Class is in session! This month, ABC premieres its new sitcom, Abbott Elementary, an Office-style mockumentary set in an underfunded public school in West Philadelphia. Series creator and star Quinta Brunson — who you may know from HBO’s A Black Lady Sketch Show — based the workplace comedy on the experiences of her mother, a retired kindergarten teacher who provided the inspiration for the show’s firm but loving teaching vet Barbara Howard, played by Sheryl Lee Ralph, 65. The educators at Abbott Elementary continue a long tradition of televised teachers that extends as far back as Our Miss Brooks. Here, 10 all-time greats who more than make the grade. Let us know about some of your favorite fictional educators in the comments section below.
Connie Brooks, Our Miss Brooks
Played by: Eve Arden
Why we love her: Best known to later generations as Principal McGee in Grease, Eve Arden played the sardonic high school English teacher, Connie Brooks, across radio, TV and film from 1948 to 1956 — even winning the first best actress Emmy in 1954. A groundbreaking sitcom, Our Miss Brooks was one of the first shows centered around a working woman, and she’s depicted as competent, sharp-witted and equal to (if not better than) her male peers. And the job itself is realistic and unglamorous, with Miss Brooks often lodging a complaint that still rings true today: She’s woefully underpaid.
Lessons taught: How to excel in the workplace at a time when domesticity was prized above all else; how to handle a buffoonish boss.
Watch it: Our Miss Brooks on Tubi
Pete Dixon, Room 222
Played by: Lloyd Haynes
Why we love him: Who wouldn’t want to be a student in Mr.
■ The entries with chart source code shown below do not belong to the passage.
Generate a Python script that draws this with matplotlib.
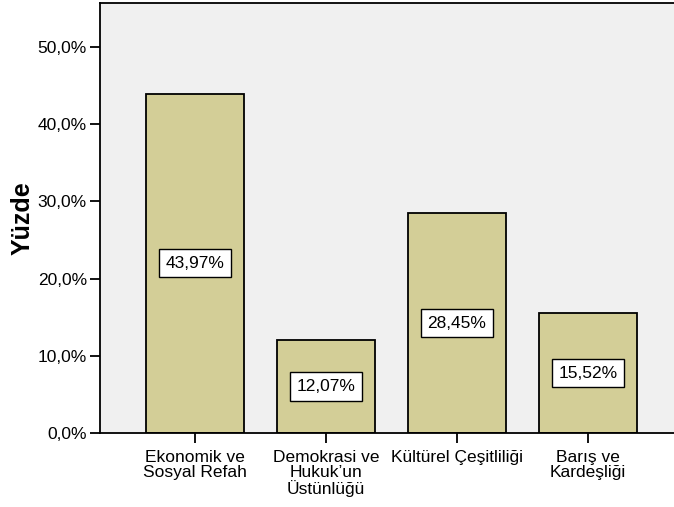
import matplotlib
matplotlib.use("Agg")
import matplotlib.pyplot as plt

# veriler (SPSS çıktısından okunan yüzdeler)
kategoriler = ["Ekonomik ve\nSosyal Refah", "Demokrasi ve\nHukuk\u2019un\nÜstünlüğü",
               "Kültürel Çeşitliliği", "Barış ve\nKardeşliği"]
yuzdeler = [43.97, 12.07, 28.45, 15.52]
yticks = [0, 10, 20, 30, 40, 50]
ytick_etiket = ["0,0%", "10,0%", "20,0%", "30,0%", "40,0%", "50,0%"]

plt.rcParams["font.family"] = ["Liberation Sans", "DejaVu Sans"]

fig = plt.figure(figsize=(6.74, 5.07), dpi=100)
ax = fig.add_axes([100 / 674, 1 - 433 / 507, 583 / 674, 430 / 507])
ax.set_facecolor("#F0F0F0")

x = list(range(len(kategoriler)))
ax.bar(x, yuzdeler, width=0.748, color="#D3CE97", edgecolor="black", linewidth=1.3, zorder=2)

for xi, v in zip(x, yuzdeler):
    ax.text(xi, v / 2, f"{v:.2f}%".replace(".", ","), ha="center", va="center", fontsize=12.5,
            bbox=dict(boxstyle="square,pad=0.38", facecolor="white", edgecolor="black", linewidth=1.0),
            zorder=3)

ax.set_xlim(-0.725, 3.725)
ax.set_ylim(0, 55.7)
ax.set_yticks(yticks)
ax.set_yticklabels(ytick_etiket, fontsize=12.5)
ax.set_xticks(x)
ax.set_xticklabels(kategoriler, fontsize=12.5, linespacing=1.0, va="top")
ax.tick_params(axis="y", direction="out", length=7.5, width=1.3, pad=2)
ax.tick_params(axis="x", direction="out", length=7.5, width=1.3, pad=5)
for s in ax.spines.values():
    s.set_linewidth(1.3)

ax.set_ylabel("Yüzde", fontsize=18, fontweight="bold", labelpad=2)

fig.savefig("out.png", dpi=100)
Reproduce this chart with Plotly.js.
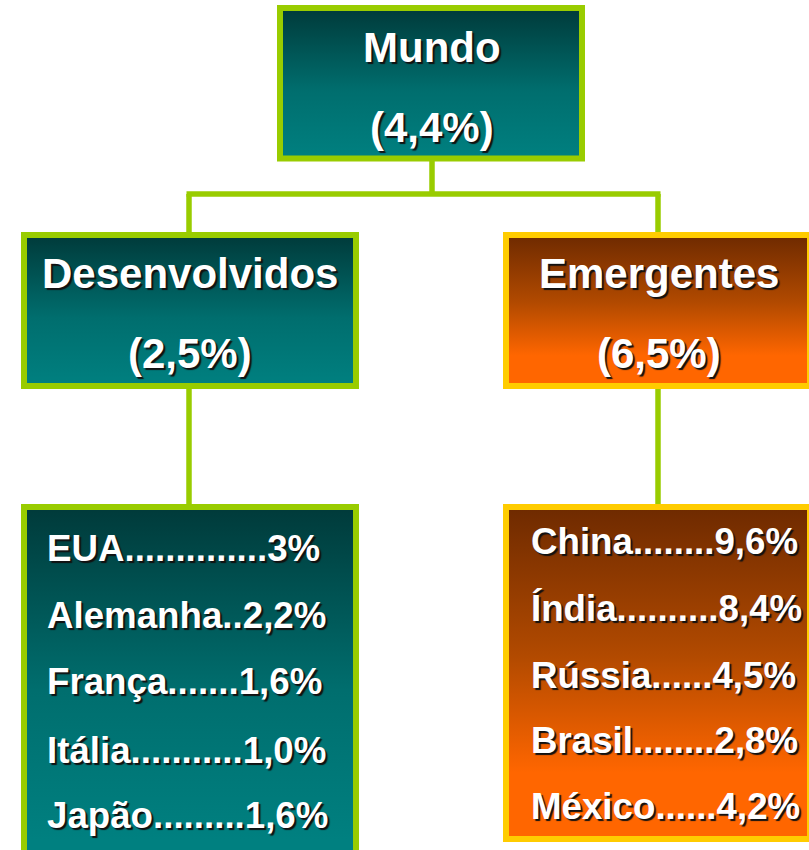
<!DOCTYPE html>
<html>
<head>
<meta charset="utf-8">
<script src="https://cdn.plot.ly/plotly-3.0.1.min.js"></script>
<style>
html,body{margin:0;padding:0;background:#fff;}
#chart{width:809px;height:850px;}
</style>
</head>
<body>
<div id="chart"></div>
<script>
// ---- data ----
const nodeNames = ['Mundo', 'Desenvolvidos', 'Emergentes'];
const nodeGrowth = ['4,4%', '2,5%', '6,5%'];
const devCountries = ['EUA', 'Alemanha', 'França', 'Itália', 'Japão'];
const devGrowth = ['3%', '2,2%', '1,6%', '1,0%', '1,6%'];
const devDots = [14, 2, 7, 11, 9];
const emCountries = ['China', 'Índia', 'Rússia', 'Brasil', 'México'];
const emGrowth = ['9,6%', '8,4%', '4,5%', '2,8%', '4,2%'];
const emDots = [8, 10, 6, 8, 6];

// ---- layout geometry (pixel-like coordinates, y downward) ----
const GREEN = '#99cc00', YELLOW = '#ffcc00';
const TEAL = [[0, '#003a3a'], [0.55, '#006e6e'], [1, '#008080']];
const ORANGE = [[0, '#6e2a00'], [0.45, '#b24a00'], [0.8, '#ff6600'], [1, '#ff6600']];
const boxes = [
  {x0: 280, x1: 582, y0: 8, y1: 158.5, scale: TEAL, border: GREEN},   // Mundo
  {x0: 24, x1: 356, y0: 235, y1: 386, scale: TEAL, border: GREEN},    // Desenvolvidos
  {x0: 506, x1: 810, y0: 235, y1: 386, scale: ORANGE, border: YELLOW},// Emergentes
  {x0: 24, x1: 356, y0: 507, y1: 880, scale: TEAL, border: GREEN, gy1: 840},
  {x0: 506, x1: 810, y0: 507, y1: 839, scale: ORANGE, border: YELLOW}
];

const traces = boxes.map(b => ({
  type: 'scatter', mode: 'lines',
  x: [b.x0, b.x1, b.x1, b.x0, b.x0],
  y: [b.y0, b.y0, b.y1, b.y1, b.y0],
  fill: 'toself',
  line: {width: 0, color: 'rgba(0,0,0,0)'},
  fillgradient: {type: 'vertical', colorscale: b.scale, start: b.y0, stop: b.gy1 || b.y1},
  hoverinfo: 'skip', showlegend: false
}));

const shapes = [];
// connectors
const conn = [
  [432, 158, 432, 194],
  [186.5, 194, 660.5, 194],
  [189, 194, 189, 235],
  [658, 194, 658, 235],
  [189, 386, 189, 507],
  [658, 386, 658, 507]
];
conn.forEach(c => shapes.push({type: 'line', xref: 'x', yref: 'y', x0: c[0], y0: c[1], x1: c[2], y1: c[3],
  line: {color: GREEN, width: 5.5}, layer: 'below'}));
// borders
boxes.forEach(b => shapes.push({type: 'rect', xref: 'x', yref: 'y', x0: b.x0, x1: b.x1, y0: b.y0, y1: b.y1,
  line: {color: b.border, width: 6}, fillcolor: 'rgba(0,0,0,0)', layer: 'above'}));

const SHADOW = '2px 2px 1px #111111';
const fontT = {family: 'Liberation Sans, Arial, sans-serif', size: 42, color: '#ffffff', weight: 700, shadow: SHADOW};
const fontL = {family: 'Liberation Sans, Arial, sans-serif', size: 36.7, color: '#ffffff', weight: 700, shadow: SHADOW};

const annotations = [];
const nodeCx = [432, 190, 659];
const nodeNameY = [47, 273, 273];
const nodeValY = [127, 353, 353];
nodeNames.forEach((n, i) => {
  annotations.push({x: nodeCx[i], y: nodeNameY[i], xref: 'x', yref: 'y', text: n, showarrow: false,
    xanchor: 'center', yanchor: 'middle', font: fontT});
  annotations.push({x: nodeCx[i], y: nodeValY[i], xref: 'x', yref: 'y', text: '(' + nodeGrowth[i] + ')', showarrow: false,
    xanchor: 'center', yanchor: 'middle', font: fontT});
});
const devY = [548, 615, 681, 750, 815];
devCountries.forEach((c, i) => {
  annotations.push({x: 45, y: devY[i], xref: 'x', yref: 'y', text: c + '.'.repeat(devDots[i]) + devGrowth[i],
    showarrow: false, xanchor: 'left', yanchor: 'middle', font: fontL});
});
const emY = [541, 608, 675, 740, 806];
emCountries.forEach((c, i) => {
  annotations.push({x: 529, y: emY[i], xref: 'x', yref: 'y', text: c + '.'.repeat(emDots[i]) + emGrowth[i],
    showarrow: false, xanchor: 'left', yanchor: 'middle', font: fontL});
});

const layout = {
  width: 809, height: 850,
  margin: {l: 0, r: 0, t: 0, b: 0, pad: 0},
  paper_bgcolor: '#ffffff', plot_bgcolor: '#ffffff',
  xaxis: {range: [0, 809], visible: false, fixedrange: true},
  yaxis: {range: [850, 0], visible: false, fixedrange: true},
  showlegend: false, hovermode: false,
  shapes: shapes, annotations: annotations
};
Plotly.newPlot('chart', traces, layout, {displayModeBar: false, staticPlot: true});
</script>
</body>
</html>
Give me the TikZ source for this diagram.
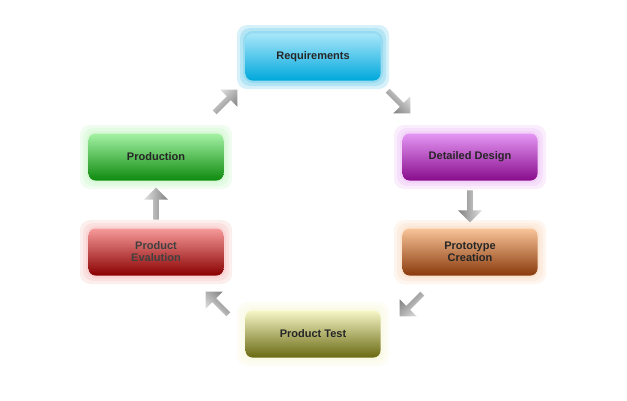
\documentclass[tikz,border=0pt]{standalone}
\usepackage{fontspec}
\setmainfont{Liberation Sans}
\usetikzlibrary{shapes.arrows,calc}
\begin{document}
\begin{tikzpicture}[x=1pt,y=-1pt,
  stage/.style={rounded corners=7pt,minimum width=135pt,minimum height=47pt,inner sep=0pt,
    font=\bfseries\fontsize{11}{12}\selectfont,align=center,text=black!85},
  flow/.style={single arrow,single arrow head extend=4pt,minimum height=32pt,minimum width=24pt,
    inner sep=1pt,draw=none,top color=black!12,bottom color=black!50,shading angle=#1,rotate=#1},
  glow/.style={opacity=0.16,rounded corners=10pt}]
\useasboundingbox[fill=white] (0,0) rectangle (627,400);
\definecolor{cA}{HTML}{A8E6FA}\definecolor{cB}{HTML}{00A8DC}
\definecolor{dA}{HTML}{E496F4}\definecolor{dB}{HTML}{880C8C}
\definecolor{pA}{HTML}{F8C498}\definecolor{pB}{HTML}{8A3A0C}
\definecolor{tA}{HTML}{F6F6C8}\definecolor{tB}{HTML}{6A6A12}
\definecolor{eA}{HTML}{F69A9A}\definecolor{eB}{HTML}{8A0000}
\definecolor{gA}{HTML}{A4F2A4}\definecolor{gB}{HTML}{0E8A0E}
\foreach \x/\y/\c in {313/57/cB,470/157/dA,470/252/pA,313/334/tA,156/252/eA,156/157/gA}{
  \foreach \w in {9,6,3}{
    \fill[\c,glow] (\x-67-\w,\y-23-\w) rectangle (\x+67+\w,\y+23+\w);}}
\node[stage,top color=cA,bottom color=cB] (req) at (313,57) {Requirements};
\node[stage,top color=dA,bottom color=dB] (dd) at (470,157) {Detailed Design};
\node[stage,top color=pA,bottom color=pB] (pc) at (470,252) {Prototype\\Creation};
\node[stage,top color=tA,bottom color=tB] (pt) at (313,334) {Product Test};
\node[stage,top color=eA,bottom color=eB,text=black!75] (pe) at (156,252) {Product\\Evalution};
\node[stage,top color=gA,bottom color=gB] (pr) at (156,157) {Production};
\node[flow=-45] (a1) at (398,101) {};
\node[flow=-90] (a2) at (470,205) {};
\node[flow=-135] (a3) at (412,304) {};
\node[flow=135] (a4) at (218,304) {};
\node[flow=90] (a5) at (156,205) {};
\node[flow=45] (a6) at (225,102) {};
\end{tikzpicture}
\end{document}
Dixon’s American history class at Walt Whitman High School? Inside the four walls of the titular classroom, he doles out gentle wisdom about tolerance and community, but he isn’t afraid to also dive deep on the big important issues of the day, such as drug abuse, abortion, gay rights, racism, Watergate and the Vietnam War. In the early 1970s, there was something quietly revolutionary about a show focused on a Black male teacher, especially considering how many TV teachers who came before him looked more like Miss Canfield from Leave It to Beaver or Miss Crabtree from The Little Rascals. In addition to helping out his students, Mr. Dixon also serves as a mentor to student teacher Alice Johnson, played by Karen Valentine (74), who won an Emmy for the role.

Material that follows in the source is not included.